Where a line contains the string "React", copy that line.

◆ ◆ ◆

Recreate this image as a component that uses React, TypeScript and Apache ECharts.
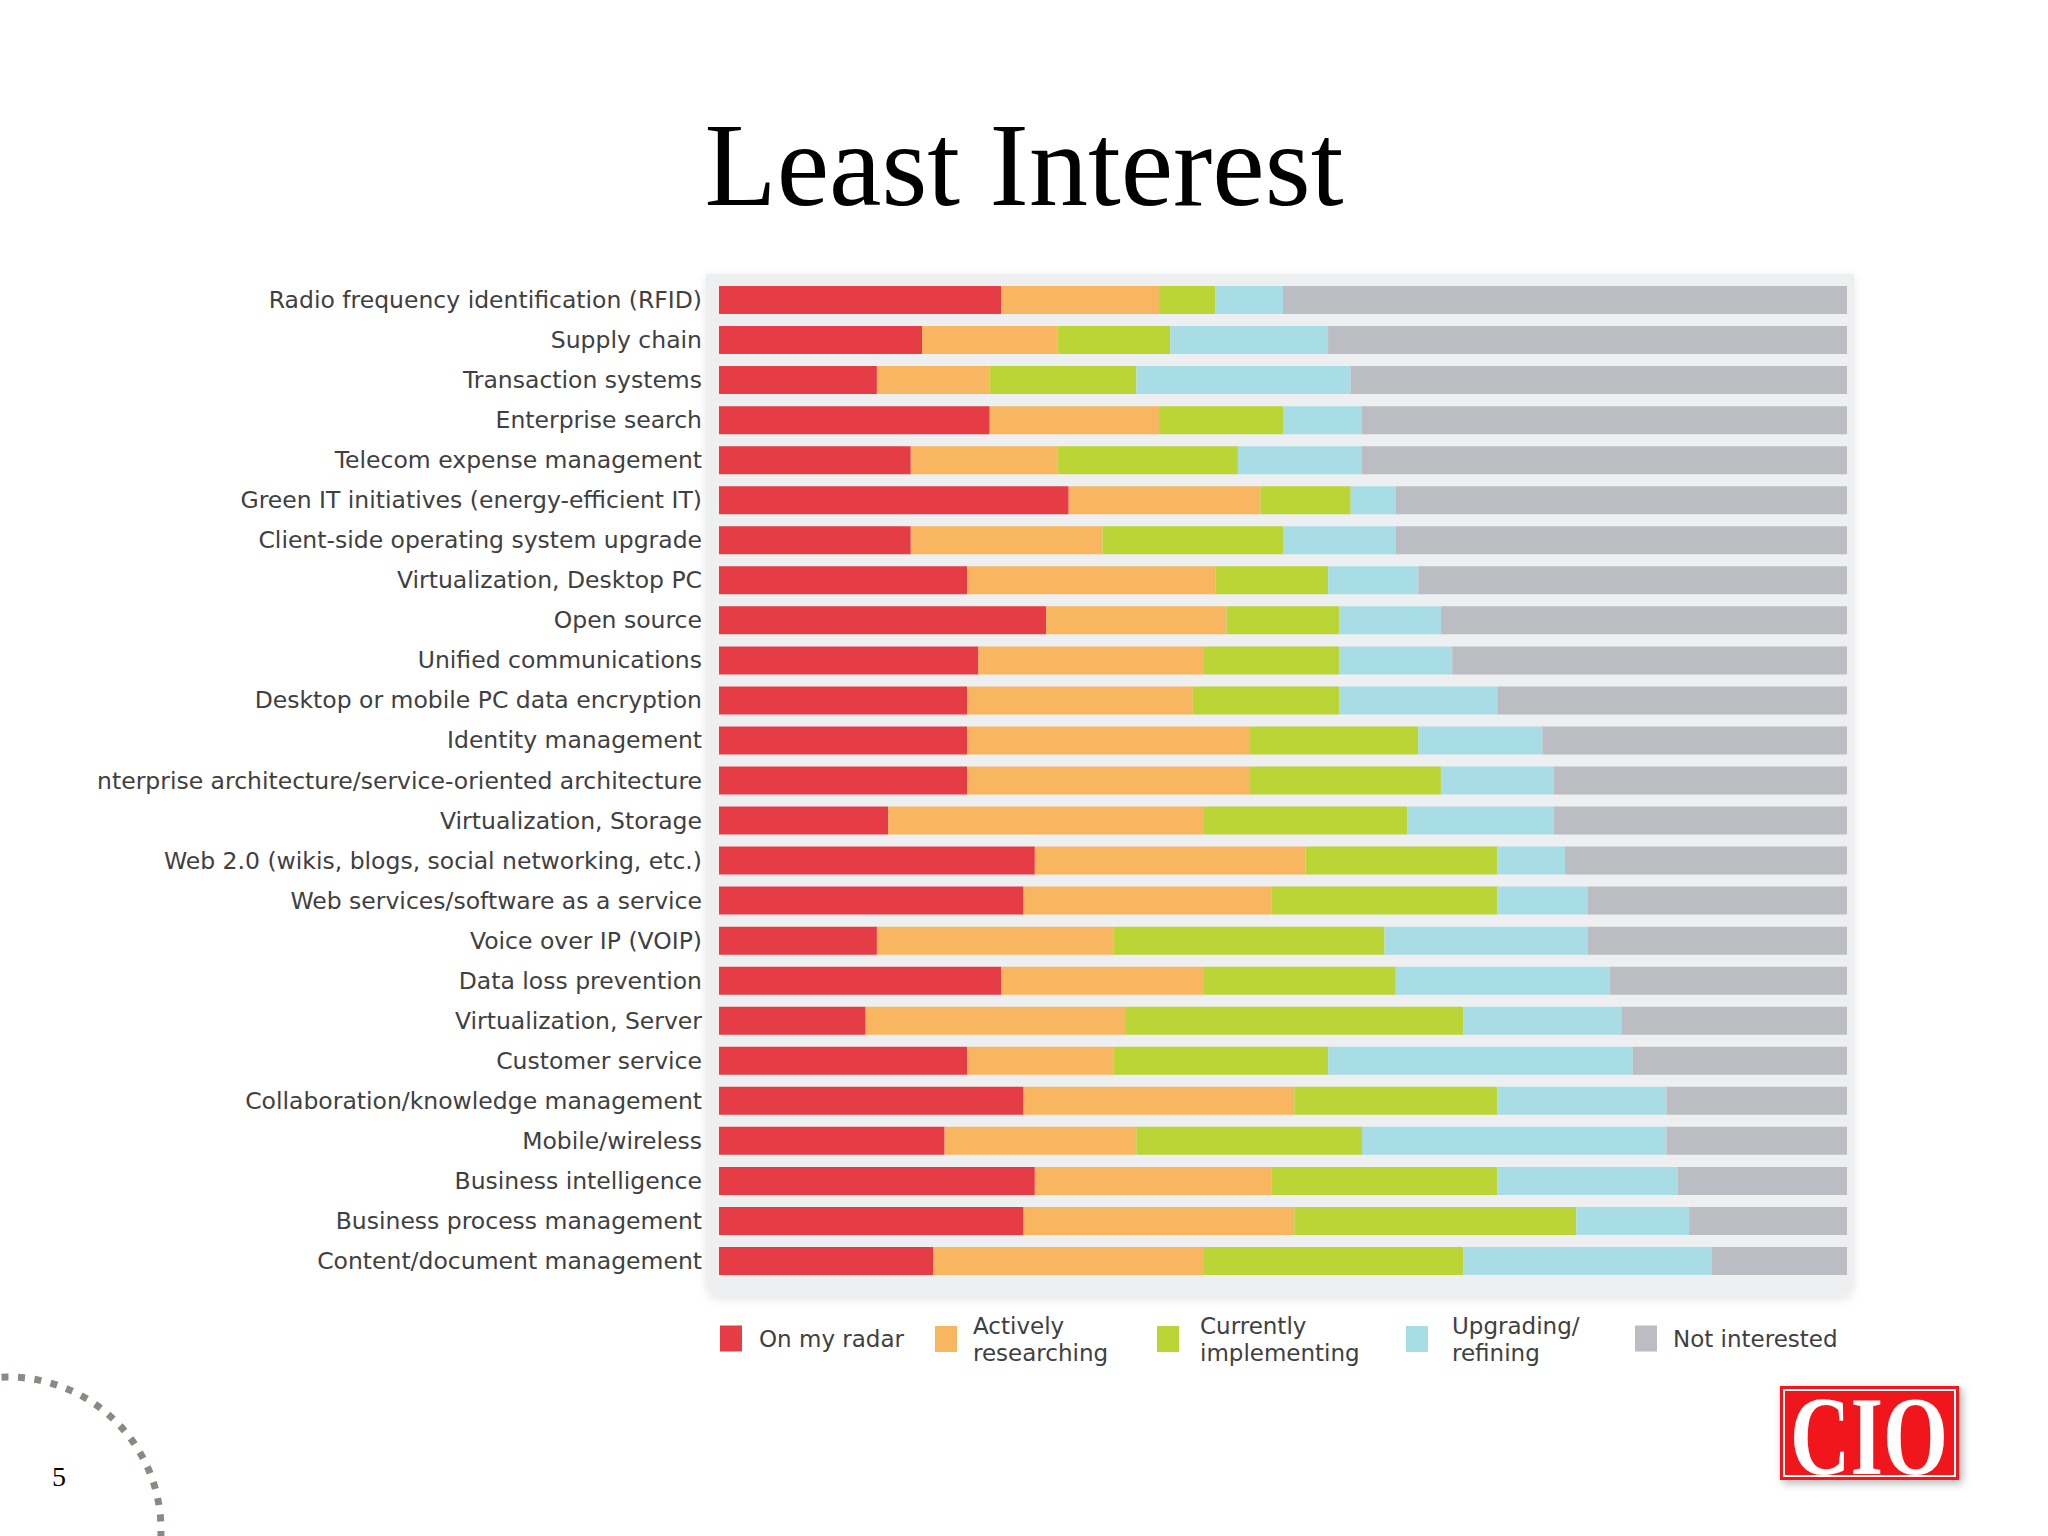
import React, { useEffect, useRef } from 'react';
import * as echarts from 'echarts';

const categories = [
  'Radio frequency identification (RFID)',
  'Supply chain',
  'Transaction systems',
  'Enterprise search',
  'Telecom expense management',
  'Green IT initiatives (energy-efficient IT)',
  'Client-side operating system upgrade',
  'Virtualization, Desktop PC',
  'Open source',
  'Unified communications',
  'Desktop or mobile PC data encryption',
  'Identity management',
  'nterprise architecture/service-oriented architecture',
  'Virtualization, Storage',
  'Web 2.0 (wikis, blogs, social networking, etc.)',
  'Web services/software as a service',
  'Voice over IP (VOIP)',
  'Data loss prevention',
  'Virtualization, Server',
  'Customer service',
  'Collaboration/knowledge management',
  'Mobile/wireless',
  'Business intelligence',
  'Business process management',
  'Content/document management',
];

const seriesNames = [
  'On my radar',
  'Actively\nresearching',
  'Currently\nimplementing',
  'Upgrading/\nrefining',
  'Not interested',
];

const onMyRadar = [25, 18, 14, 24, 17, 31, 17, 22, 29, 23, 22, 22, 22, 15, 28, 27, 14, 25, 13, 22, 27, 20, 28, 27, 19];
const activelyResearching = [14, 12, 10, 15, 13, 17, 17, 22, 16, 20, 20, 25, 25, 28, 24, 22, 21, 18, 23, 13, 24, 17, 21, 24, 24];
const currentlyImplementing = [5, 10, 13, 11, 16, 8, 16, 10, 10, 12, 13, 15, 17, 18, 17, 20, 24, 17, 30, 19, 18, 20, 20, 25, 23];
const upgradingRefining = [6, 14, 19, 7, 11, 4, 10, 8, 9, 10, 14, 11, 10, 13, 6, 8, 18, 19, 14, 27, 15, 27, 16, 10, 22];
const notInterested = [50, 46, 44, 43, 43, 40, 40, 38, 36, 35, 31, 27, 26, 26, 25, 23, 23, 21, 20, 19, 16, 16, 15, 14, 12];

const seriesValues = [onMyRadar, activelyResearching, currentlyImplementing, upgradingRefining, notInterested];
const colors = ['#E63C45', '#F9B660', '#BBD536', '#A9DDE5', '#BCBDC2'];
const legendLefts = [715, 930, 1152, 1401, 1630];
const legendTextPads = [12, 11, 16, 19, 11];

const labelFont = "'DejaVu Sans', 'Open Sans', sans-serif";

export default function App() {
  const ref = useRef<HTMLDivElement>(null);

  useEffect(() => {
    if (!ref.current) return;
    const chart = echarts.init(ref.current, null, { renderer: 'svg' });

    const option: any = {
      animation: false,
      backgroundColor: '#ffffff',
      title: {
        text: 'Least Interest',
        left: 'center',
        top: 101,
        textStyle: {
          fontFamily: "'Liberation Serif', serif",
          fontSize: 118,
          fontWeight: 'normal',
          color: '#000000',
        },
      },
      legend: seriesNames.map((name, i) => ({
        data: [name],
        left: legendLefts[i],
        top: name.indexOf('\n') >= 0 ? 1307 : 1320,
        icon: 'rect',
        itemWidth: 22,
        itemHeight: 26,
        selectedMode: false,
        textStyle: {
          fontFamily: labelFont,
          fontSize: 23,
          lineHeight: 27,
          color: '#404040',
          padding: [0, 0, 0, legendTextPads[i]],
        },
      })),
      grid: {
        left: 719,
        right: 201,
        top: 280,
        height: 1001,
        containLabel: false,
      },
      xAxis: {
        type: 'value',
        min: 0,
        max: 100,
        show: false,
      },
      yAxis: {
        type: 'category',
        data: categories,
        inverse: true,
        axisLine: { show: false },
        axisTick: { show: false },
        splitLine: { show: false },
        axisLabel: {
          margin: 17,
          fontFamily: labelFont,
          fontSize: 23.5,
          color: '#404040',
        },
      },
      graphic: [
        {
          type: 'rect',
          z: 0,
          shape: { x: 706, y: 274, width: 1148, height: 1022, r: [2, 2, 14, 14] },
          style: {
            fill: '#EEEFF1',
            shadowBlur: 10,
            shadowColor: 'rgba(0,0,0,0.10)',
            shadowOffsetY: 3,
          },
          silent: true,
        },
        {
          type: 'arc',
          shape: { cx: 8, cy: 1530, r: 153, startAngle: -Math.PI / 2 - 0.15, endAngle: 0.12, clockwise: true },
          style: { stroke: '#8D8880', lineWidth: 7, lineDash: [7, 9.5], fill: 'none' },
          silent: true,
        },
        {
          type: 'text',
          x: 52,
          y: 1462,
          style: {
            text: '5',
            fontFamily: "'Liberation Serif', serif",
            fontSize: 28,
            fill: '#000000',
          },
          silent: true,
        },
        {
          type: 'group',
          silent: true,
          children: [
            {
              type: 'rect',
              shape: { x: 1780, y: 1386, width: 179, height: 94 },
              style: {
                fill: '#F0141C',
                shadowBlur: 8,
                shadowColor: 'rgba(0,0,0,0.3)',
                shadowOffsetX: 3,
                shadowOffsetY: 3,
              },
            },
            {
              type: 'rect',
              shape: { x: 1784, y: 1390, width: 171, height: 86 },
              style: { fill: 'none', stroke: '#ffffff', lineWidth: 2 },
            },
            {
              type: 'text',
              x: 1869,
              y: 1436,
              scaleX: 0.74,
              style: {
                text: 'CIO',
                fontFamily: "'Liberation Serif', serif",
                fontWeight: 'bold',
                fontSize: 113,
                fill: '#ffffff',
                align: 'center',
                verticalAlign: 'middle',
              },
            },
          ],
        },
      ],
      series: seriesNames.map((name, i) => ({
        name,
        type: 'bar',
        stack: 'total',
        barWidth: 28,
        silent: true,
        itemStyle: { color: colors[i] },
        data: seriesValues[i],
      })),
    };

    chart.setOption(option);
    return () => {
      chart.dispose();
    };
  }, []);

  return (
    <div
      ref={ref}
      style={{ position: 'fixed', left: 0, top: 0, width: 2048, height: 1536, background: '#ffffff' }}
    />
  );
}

◆ ◆ ◆

» OUTPUT OF THE EXERCISE
Recreate this image as a component that uses React, TypeScript and Apache ECharts.
import React, { useEffect, useRef } from 'react';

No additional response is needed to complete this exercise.